Suddenly Jack shouted in rage. ‘Are you accusing– ?’ ‘All I’m saying is we’ve worked dashed hard. That’s all”’ (Lord of the Flies, William Golding, page 52). In this quote, Jack is stating how he and his hunters almost caught a pig for them to eat. Unfortunately for him, Ralph reprimands him by saying that shelters are more important than meat. This makes Jack angry and he continues obsessing over the meat. “‘There was a ship. Out there. You said you’d keep the fire going and you let it out!’ He took a step toward Jack, who turned and faced him. ‘They might have seen us. We might have gone home–”’ (page 70). This quote occurs right after Jack and his hunters abandon the fire to go hunting. Although they do catch a pig, they let the fire go out; to make matters worse, Ralph and the others actually see a ship. Therefore, Ralph blames Jack for letting the fire go out. After all their arguments, a fierce rivalry develops between Jack and Ralph.

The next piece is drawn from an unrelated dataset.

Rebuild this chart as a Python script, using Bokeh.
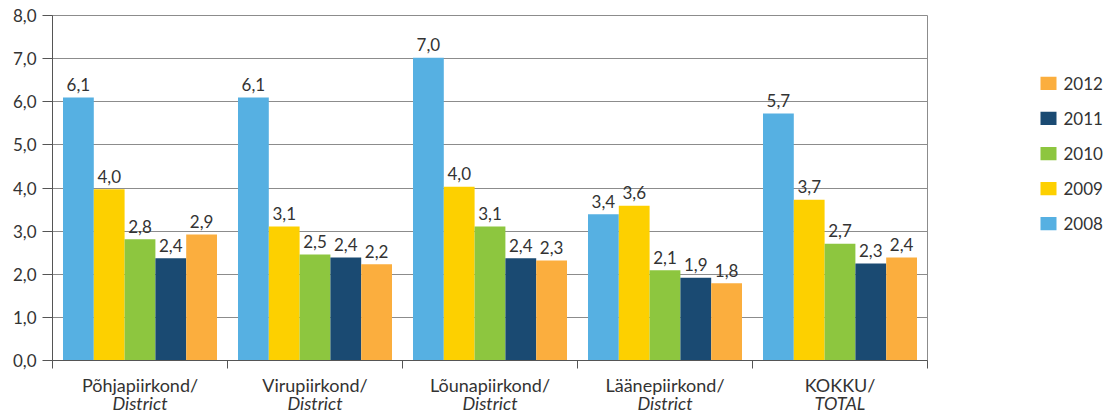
from bokeh.plotting import figure
from bokeh.layouts import row
from bokeh.models import FixedTicker, ColumnDataSource, Range1d, LinearAxis
from bokeh.core.properties import value
from bokeh.embed import file_html
from bokeh.resources import INLINE

categories = ["Põhjapiirkond/", "Virupiirkond/", "Lõunapiirkond/", "Läänepiirkond/", "KOKKU/"]
subtitles = ["District", "District", "District", "District", "TOTAL"]
years = ["2008", "2009", "2010", "2011", "2012"]
v2008 = [6.10, 6.10, 7.02, 3.39, 5.73]
v2009 = [3.97, 3.11, 4.03, 3.59, 3.73]
v2010 = [2.81, 2.46, 3.11, 2.09, 2.71]
v2011 = [2.37, 2.39, 2.37, 1.92, 2.25]
v2012 = [2.92, 2.23, 2.32, 1.79, 2.39]
labels2008 = ["6,1", "6,1", "7,0", "3,4", "5,7"]
labels2009 = ["4,0", "3,1", "4,0", "3,6", "3,7"]
labels2010 = ["2,8", "2,5", "3,1", "2,1", "2,7"]
labels2011 = ["2,4", "2,4", "2,4", "1,9", "2,3"]
labels2012 = ["2,9", "2,2", "2,3", "1,8", "2,4"]
colors = ["#56B0E2", "#FDD000", "#8DC63F", "#1A4A72", "#FBAE3E"]
y_ticks = [0, 1, 2, 3, 4, 5, 6, 7, 8]
y_tick_labels = ["0,0", "1,0", "2,0", "3,0", "4,0", "5,0", "6,0", "7,0", "8,0"]

series = [v2008, v2009, v2010, v2011, v2012]
series_labels = [labels2008, labels2009, labels2010, labels2011, labels2012]

FONT = "Lato"
FS = "17px"
FS_CAT = "18px"
TXT = "#333333"
AX = "#555555"

p = figure(frame_width=875, frame_height=345, output_backend="svg", toolbar_location=None,
           x_range=Range1d(0, 5), y_range=Range1d(0, 8),
           min_border_left=52, min_border_top=15, min_border_bottom=54, min_border_right=8)
p.outline_line_color = "#8c8c8c"

bw = 0.176
offsets = [-2 * bw, -bw, 0, bw, 2 * bw]
for i, (vals, labs) in enumerate(zip(series, series_labels)):
    xs = [k + 0.5 + offsets[i] for k in range(len(categories))]
    src = ColumnDataSource(dict(x=xs, top=vals, lab=labs))
    p.vbar(x="x", top="top", width=bw, source=src, fill_color=colors[i], line_color=None)
    p.text(x="x", y="top", text="lab", source=src, text_align="center", text_baseline="alphabetic",
           y_offset=-13, text_font=value(FONT), text_font_size=FS, text_color=TXT)

centers = [k + 0.5 for k in range(len(categories))]
bounds = list(range(len(categories) + 1))

# first x axis: boundary ticks (as minor ticks) + first label line
xa = p.xaxis[0]
xa.ticker = FixedTicker(ticks=centers, minor_ticks=bounds)
xa.major_label_overrides = {c: t for c, t in zip(centers, categories)}
xa.major_tick_line_color = None
xa.major_tick_out = 0
xa.major_tick_in = 0
xa.minor_tick_out = 8
xa.minor_tick_in = 0
xa.minor_tick_line_color = AX
xa.axis_line_color = AX
xa.major_label_standoff = 5
xa.major_label_text_font = FONT
xa.major_label_text_font_size = FS_CAT
xa.major_label_text_color = TXT

# second x axis: italic second line
xa2 = LinearAxis(ticker=FixedTicker(ticks=centers),
                 major_label_overrides={c: t for c, t in zip(centers, subtitles)},
                 axis_line_color=None, major_tick_line_color=None, minor_tick_line_color=None,
                 major_tick_out=0, major_tick_in=0, major_label_standoff=-7,
                 major_label_text_font=FONT, major_label_text_font_size=FS_CAT,
                 major_label_text_font_style="italic", major_label_text_color=TXT)
p.add_layout(xa2, "below")

ya = p.yaxis[0]
ya.ticker = FixedTicker(ticks=y_ticks)
ya.major_label_overrides = {t: l for t, l in zip(y_ticks, y_tick_labels)}
ya.major_tick_out = 10
ya.major_tick_in = 0
ya.minor_tick_line_color = None
ya.axis_line_color = AX
ya.major_tick_line_color = AX
ya.major_label_text_font = FONT
ya.major_label_text_font_size = FS
ya.major_label_text_color = TXT
ya.major_label_standoff = 6

p.xgrid.grid_line_color = None
p.ygrid.ticker = FixedTicker(ticks=y_ticks)
p.ygrid.grid_line_color = "#8c8c8c"
p.ygrid.grid_line_width = 1.2

# legend panel as its own figure
LW = 168
lg = figure(width=LW, height=414, output_backend="svg", toolbar_location=None,
            x_range=Range1d(0, LW), y_range=Range1d(414, 0),
            x_axis_type=None, y_axis_type=None, min_border=0)
lg.outline_line_color = None
lg.xgrid.grid_line_color = None
lg.ygrid.grid_line_color = None
order = list(reversed(range(len(years))))
ly = [82 + 42.3 * j for j in range(len(order))]
lsrc = ColumnDataSource(dict(y=ly, c=[colors[i] for i in order], t=[years[i] for i in order],
                             xs=[113] * len(order), xt=[128] * len(order)))
lg.rect(x="xs", y="y", width=16, height=16, source=lsrc, fill_color="c", line_color=None)
lg.text(x="xt", y="y", text="t", source=lsrc, text_baseline="middle", text_align="left",
        text_font=value(FONT), text_font_size=FS, text_color=TXT)

layout = row(p, lg, spacing=0)
open("out.html", "w").write(file_html(layout, INLINE))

Jack and Ralph are both natural leaders, but there can only be one chief. This makes Jack resentful because he thinks that he would be a better chief. “‘He gave orders, sang, whistled, threw remarks at the silent Ralph–remarks that did not need an answer, and therefore could not invite a snub, and still Ralph was silent”’ Being a mean type of person, Jack asserts his authority by throwing cruel remarks at Ralph. To his anger, Ralph doesn’t respond. ‘“He’s not a hunter. He’d never gave got us meat. He isn’t a prefect and we don’t know anything about him. He just gives orders and expects people to obey him for nothing. All this talk–”’(page 126). Because he is discontent with the way Ralph is running things, Jack calls an assembly and he asks the tribe to vote on who should be the leader. No one votes for him, so he runs off into the forest by himself.

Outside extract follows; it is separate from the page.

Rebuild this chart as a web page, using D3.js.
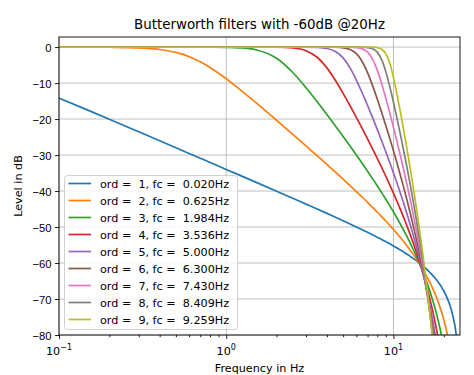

After Jack runs off by himself, there are also quite a few boys who follow him. So Jack and the other boys form their own tribe. Jack is mostly concerned with hunting to get meat, so his tribe hunts and kills a pig; unfortunately, they have no fire to cook the meat and in this quote, they plan to steal fire from Ralph’s tribe “‘We’ll raid them and take fire. There must be four of you; Henry and you, Robert and Maurice. We’ll put on paint and sneak up; Roger can snatch a branch while I say what I want. The rest of you can get this back to where we were. We’ll build the fire there. And after that–”’. ‘“Who’s going to join my tribe?”’(page 150). A few days after the tribe splits in two, Jack has a party for his tribe. He invites everyone, including Piggy and Ralph, so they attend. When they get to the party, Jack gives them both big pieces of meat. After they eat, he asks them if they want to join his tribe but they refuse. After Piggy and Ralph refuse to join Jacks’ tribe, they go into a frenzied dance and kill SimonPolitical division can be a powerful thing; in the U.S. government, it causes large debates. In Lord of the Flies by William Golding, it led to the deaths of Piggy and Simon. And although it did indirectly help get them off the island in the end, it caused much turmoil within the tribes.